Quando se brincava com a sua fecundidade, Josué atribuía ao pouco sono com que foi brindado pela natureza: "Durmo somente duas ou três horas por noite e isso é suficiente". Acordava diariamente antes das 4h, esquentava o café que lhe era deixado de véspera pela bem-amada, e começava a trabalhar, com um pormenor: o fato de estar elaborando um novo romance não evitava que cultivasse, religiosamente, o hábito de responder às suas centenas de fãs. A todas dedicava uma palavra de carinho. Devia ter o maior fã-clube literário do país.
Vaidoso, sentiu uma sensação de plenitude quando recebeu a notícia que o seu clássico "Os Tambores de São Luís" foi considerado pela Unesco como um dos patrimônios culturais da humanidade. Raros são os brasileiros que alcançaram essa glória.
Ganhou o Prêmio de Literatura do Ministério da Cultura, no ano de 1998. Embolsou R$ 25 mil, com o meio sorriso que lhe enfeitava os lábios, e jamais confessou o que fez do dinheiro. Sobre essa matéria, moita total.
Numa visita à Universidade de Estocolmo, sentiu natural curiosidade. Queria saber quais eram os autores brasileiros mais lidos pelos estudantes suecos. Entre os poucos preferidos, Josué Montello figurava com brilho, em virtude do seu consagrado "Os Tambores de São Luís", romance que retrata uma dinastia de negros, todos com o nome de Damião, ao longo de três séculos da movimentada história maranhense.
Josué nasceu em São Luís, no dia 21 de agosto de 1917, mas viveu no Rio desde 1936. Sempre manteve rigorosa fidelidade às suas origens. Escreveu com o sabor natural dos locais e dos sons da sua infância e juventude, daí o interesse universal das suas obras.
Lembro o inesquecível Adonias Filho. Um dia, na Academia Brasileira de Letras, me disse que, quando escrevia, sentia-se como se estivesse vivendo o transe de um médium. Assim também era com Josué Montello, com quem tive o privilégio de conviver muitos anos na redação de "Manchete". O seu romance, "O Baile da Despedida" (Nova Fronteira, 1992), que li de um só fôlego, reflete a facilidade incomparável em que as idéias desciam da cabeça à mão da escrita, "ao mesmo tempo que todo o seu encadeamento me vem à consciência, refulgindo como o clarão". Poucos romancistas brasileiros tinham a sua fluência, "a feição do barco que desliza pela superfície do lago, tangido pela aragem matinal" (expressão do próprio escritor).
Em companhia de Rachel de Queiroz, João Condé e José Sarney, visitamos a Casa de Cultura Josué Montello, na São Luís da sua permanente inspiração.
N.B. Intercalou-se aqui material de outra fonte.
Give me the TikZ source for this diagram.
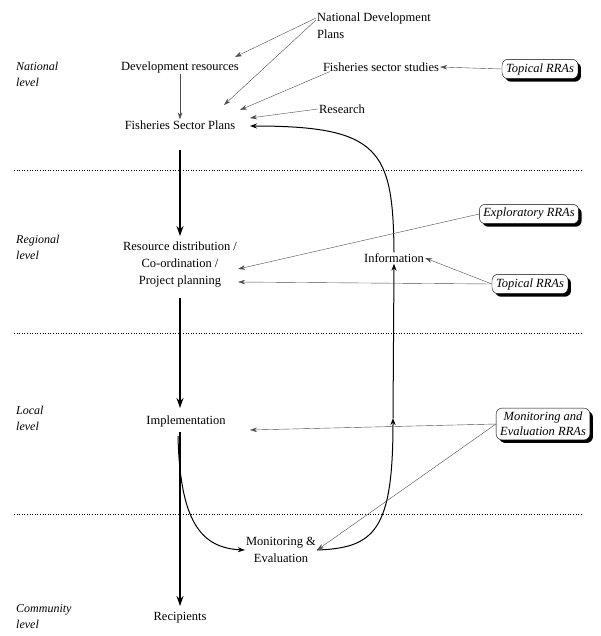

No casarão da rua das Hortas, totalmente restaurado, são promovidos estudos, pesquisas e trabalhos em literatura, artes, ciências sociais, história e geografia, utilizando-se de um acervo bibliográfico-documental de 30 mil peças.
Com toda naturalidade, enquanto mostrava pormenores da sua casa de cultura, Josué falava dos novos planos, como se a sua veia romanesca fosse mesmo infindável: "Estou preparando outros romances. Enquanto houver fôlego, idéias não faltarão".
A produção é impressionante, pois a quantidade não prejudicou em nenhum momento a indispensável qualidade, em obras que se dividem em vários gêneros, como romance, ensaio, crônica, história, antologia, educação, novela etc. Por ele, os tambores de São Luís tocam de forma permanente, em sinal de respeito, reconhecimento e regozijo.
Na Academia
Tinha pela ABL um amor completo. Nela entrou, eleito para a cadeira nº 29, em 4 de novembro de 1954, na sucessão de Cláudio de Sousa. Foi recebido por um querido amigo, Viriato Correia. Filho do pastor Antônio Bernardo Montello e de Mância de Souza Montello, estudou em São Luís na Escola Modelo Benedito Leite e no Liceu Maranhense, onde concluiu o curso secundário, como primeiro aluno. Até 1936, colaborou nos principais jornais maranhenses. Nesse ano, mudou para Belém, onde publicou, em colaboração com Nélio Reis, seu livro de estréia. Colaborou em vários jornais e revistas, e assinou críticas teatrais em "A Vanguarda".
O seu primeiro romance é de 1941: "Janelas Fechadas". A convite de Rodolfo Garcia, planejou a reforma da Biblioteca Nacional, que veio a dirigir em 1947. Em 1953, deu aulas na Universidade Nacional Mayor de San Marcos, em Lima, Peru. Lá foi professor de Vargas Llosa. Colaborou no "Jornal do Brasil" de 1954 a 1990. De 1969 a 1970, foi conselheiro cultural da Embaixada do Brasil em Paris, cidade a que voltou, de 1985 a 1989, para ser embaixador do Brasil junto à Unesco.